Ubik by Philip K. Dick
Joe Chip works as a scout and team leader for Glen Runciter’s organization which employs people with the ability to counter psychic powers. This security service is useful against psychic espionage and sabotage. Runciter operates the company with the occasional advice from his wife who is kept in “half-life” at a moratorium. These near-dead individuals are kept in cryo-sleep and are provided with the means to communicate given they still have some cerebral activity.
When Stanton Mick, a well-known businessman, hires Runciter to provide psychic security to his facilities, Runciter assembles a team that includes a young woman who can supposedly undo the past. Of course, the whole exercise is a trap and an explosion nearly kills Runciter without harming the rest of the team, who subsequently tries to rush their boss to the moratorium. On the way, they experience suspicious changes to reality. The story, with Chip as the main character, follows the team’s efforts to solve their problems.

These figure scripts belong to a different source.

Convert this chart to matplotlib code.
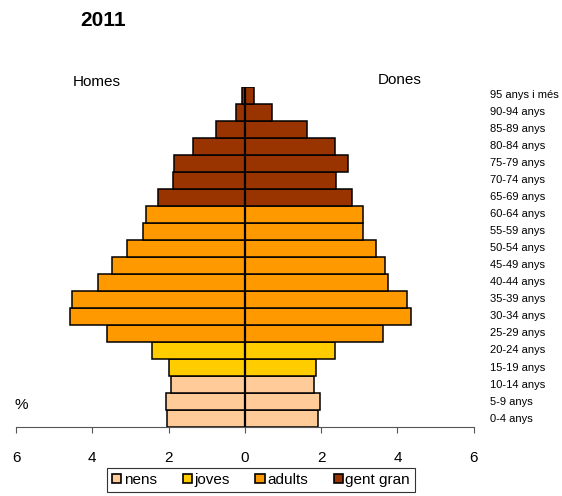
import numpy as np
import matplotlib
matplotlib.use('Agg')
import matplotlib.pyplot as plt
from matplotlib.patches import Patch
from matplotlib.transforms import blended_transform_factory

plt.rcParams['font.family'] = ['Liberation Sans', 'DejaVu Sans']

# age groups, bottom to top
ages = ['0-4 anys', '5-9 anys', '10-14 anys', '15-19 anys', '20-24 anys',
        '25-29 anys', '30-34 anys', '35-39 anys', '40-44 anys', '45-49 anys',
        '50-54 anys', '55-59 anys', '60-64 anys', '65-69 anys', '70-74 anys',
        '75-79 anys', '80-84 anys', '85-89 anys', '90-94 anys', '95 anys i més']

# % of population
homes = [2.05, 2.07, 1.93, 2.00, 2.44, 3.61, 4.59, 4.52, 3.86, 3.48,
         3.10, 2.66, 2.59, 2.29, 1.88, 1.85, 1.37, 0.76, 0.23, 0.07]
dones = [1.91, 1.98, 1.81, 1.87, 2.36, 3.62, 4.35, 4.25, 3.75, 3.67,
         3.45, 3.10, 3.10, 2.81, 2.40, 2.69, 2.36, 1.63, 0.70, 0.25]

# which group each age band belongs to
group_of = ['nens'] * 3 + ['joves'] * 2 + ['adults'] * 8 + ['gent gran'] * 7
groups = ['nens', 'joves', 'adults', 'gent gran']
colors = {'nens': '#FFCC99', 'joves': '#FFCC00', 'adults': '#FF9900', 'gent gran': '#993300'}

fig = plt.figure(figsize=(5.62, 4.96), dpi=100)
ax = fig.add_axes([0.0285, 0.139, 0.8145, 0.686])

y = np.arange(len(ages))
bar_cols = [colors[g] for g in group_of]
ax.barh(y, -np.array(homes), height=1.0, color=bar_cols, edgecolor='black', linewidth=1.1)
ax.barh(y, dones, height=1.0, color=bar_cols, edgecolor='black', linewidth=1.1)
ax.axvline(0, color='black', linewidth=1.6)

ax.set_xlim(-6, 6)
ax.set_ylim(-0.5, len(ages) - 0.5)
ax.set_xticks([-6, -4, -2, 0, 2, 4, 6])
ax.set_xticklabels(['6', '4', '2', '0', '2', '4', '6'], fontsize=11)
ax.set_yticks([])
for s in ['top', 'right', 'left']:
    ax.spines[s].set_visible(False)
ax.spines['bottom'].set_color('#555555')
ax.spines['bottom'].set_linewidth(0.8)
ax.tick_params(axis='x', direction='out', length=4, width=0.8, color='#555555', pad=13)

# age labels on the right
tr = blended_transform_factory(ax.transAxes, ax.transData)
for yi, lab in zip(y, ages):
    ax.text(1.035, yi, lab, transform=tr, ha='left', va='center', fontsize=8)

fig.text(103 / 562, 1 - 21 / 496, '2011', ha='center', va='center',
         fontsize=15, fontweight='bold')
fig.text(97 / 562, 1 - 82 / 496, 'Homes', ha='center', va='center', fontsize=11)
fig.text(400 / 562, 1 - 80 / 496, 'Dones', ha='center', va='center', fontsize=11)
fig.text(21 / 562, 1 - 405 / 496, '%', ha='center', va='center', fontsize=11)

handles = [Patch(facecolor=colors[g], edgecolor='black', linewidth=1.2, label=g) for g in groups]
leg = fig.legend(handles=handles, loc='center', bbox_to_anchor=(261 / 562, 1 - 480 / 496),
                 ncol=4, fontsize=11, frameon=True, fancybox=False, framealpha=1,
                 edgecolor='#333333', handlelength=0.6, handleheight=0.6,
                 handletextpad=0.15, columnspacing=1.7, borderpad=0.35)
leg.get_frame().set_linewidth(0.8)

fig.savefig('out.png', dpi=100)
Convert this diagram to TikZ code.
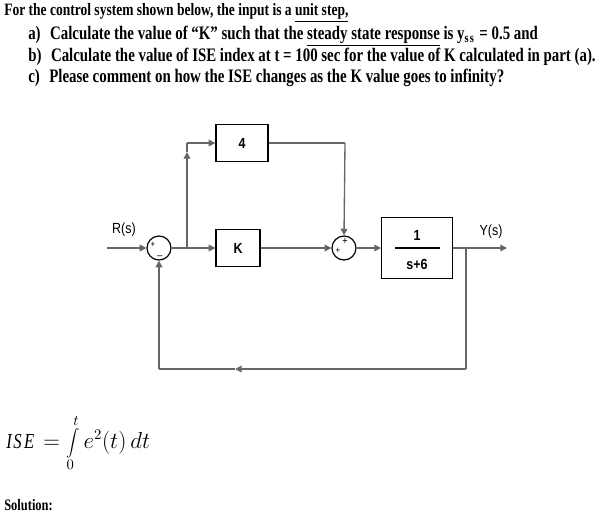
\documentclass[tikz,border=0pt]{standalone}
\usepackage{fontspec}
\setmainfont{Liberation Serif}[FakeStretch=0.78]
\newfontfamily\diagfont{Liberation Sans}[FakeStretch=0.85]
\usetikzlibrary{arrows.meta}
\begin{document}
\begin{tikzpicture}[x=0.75pt,y=-0.75pt,
  blk/.style={draw,line width=1pt,minimum width=#1,minimum height=28pt,inner sep=0pt,font=\diagfont\bfseries\fontsize{11}{12}\selectfont},
  sumj/.style={draw,circle,line width=0.9pt,minimum size=18pt,inner sep=0pt},
  sig/.style={draw=gray!80!black,line width=1pt,-{Triangle[length=5pt,width=5pt]}},
  ln/.style={draw=gray!80!black,line width=1pt},
  txt/.style={anchor=west,inner sep=0pt,font=\bfseries\fontsize{13}{15}\selectfont},
  txtb/.style={anchor=west,inner sep=0pt,font=\bfseries\fontsize{14.3}{16}\selectfont}]
\useasboundingbox (0,0) rectangle (609,519);
\node[txt] (t1) at (4,13) {For the control system shown below, the input is a \underline{unit step,}};
\node[txtb] (t2) at (28,36) {a)\enspace Calculate the value of ``K'' such that the \underline{steady state response} is y$_{\mathbf{ss}}$ = 0.5 and};
\node[txtb] (t3) at (28,57) {b)\enspace Calculate the value of ISE index at t = 100 sec for the value of K calculated in part (a).};
\node[txtb] (t4) at (28,78) {c)\enspace Please comment on how the ISE changes as the K value goes to infinity?};
% diagram
\coordinate (in) at (107,248);
\node[sumj] (s1) at (159,248) {};
\node[font=\diagfont\fontsize{7}{7}\selectfont] (p1) at (153,245) {+};
\node[font=\diagfont\fontsize{8}{8}\selectfont] (m1) at (160,256) {\_};
\node[blk=39pt] (b4) at (242,143) {4};
\node[blk=33pt] (bk) at (238,248) {K};
\node[sumj] (s2) at (344,248) {};
\node[font=\diagfont\fontsize{7}{7}\selectfont] (p2) at (338,251) {+};
\node[font=\diagfont\fontsize{8}{8}\selectfont] (p3) at (345,241) {+};
\node[draw,line width=1pt,minimum width=53pt,minimum height=46pt,inner sep=0pt] (bg) at (417,248) {};
\draw[line width=0.8pt] (395,248) -- (440,248);
\node[font=\diagfont\bfseries\fontsize{11}{12}\selectfont] (num) at (417,235) {1};
\node[font=\diagfont\bfseries\fontsize{11}{12}\selectfont] (den) at (417,264) {s+6};
\coordinate (out) at (507,248);
\node[font=\diagfont\fontsize{11}{12}\selectfont] (R) at (124,230) {R(s)};
\node[font=\diagfont\fontsize{11}{12}\selectfont] (Y) at (491,232) {Y(s)};
\coordinate (br) at (187,248);
\coordinate (brt) at (187,143);
\coordinate (fb) at (466,248);
\coordinate (fbb) at (466,369);
\coordinate (fbl) at (159,369);
\coordinate (ft) at (345,143);
\draw[sig] (in) -- (s1.west);
\draw[ln] (s1.east) -- (br);
\draw[sig] (br) -- (bk.west);
\draw[sig] (br) -- (187,152);
\draw[ln] (187,152) -- (brt);
\draw[sig] (brt) -- (b4.west);
\draw[ln,line width=1.6pt] (b4.east) -- (ft);
\draw[sig] (ft) -- (s2.north);
\draw[sig] (bk.east) -- (s2.west);
\draw[sig] (s2.east) -- (bg.west);
\draw[sig] (bg.east) -- (out);
\draw[ln,line width=1.6pt] (fb) -- (fbb);
\draw[sig,line width=1.6pt] (fbb) -- (235,369);
\draw[ln,line width=1.6pt] (235,369) -- (fbl);
\draw[sig] (fbl) -- (s1.south);
% formula
\node[anchor=west,inner sep=0pt,font=\fontsize{16}{18}\selectfont] (ise) at (6,443) {$\mathit{ISE}=\displaystyle\int\limits_0^t e^2(t)\,dt$};
\node[txt,font=\bfseries\fontsize{12}{14}\selectfont] (sol) at (4,505) {Solution:};
\end{tikzpicture}
\end{document}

While there are those who are put off by Dick’s simple and unpretentious voice, it is exactly that which makes his work easy to read. His prose is typically sufficient to paint an interesting picture without resorting to long, clumsy paragraphs of description. Although it is not written like a screenplay, his writing does lend itself to being cinematic. This is especially helpful given that his ideas and plot are not always simple. Ubik is no exception and it contains the usual Dickian traits: an exploration of consciousness, perception and reality.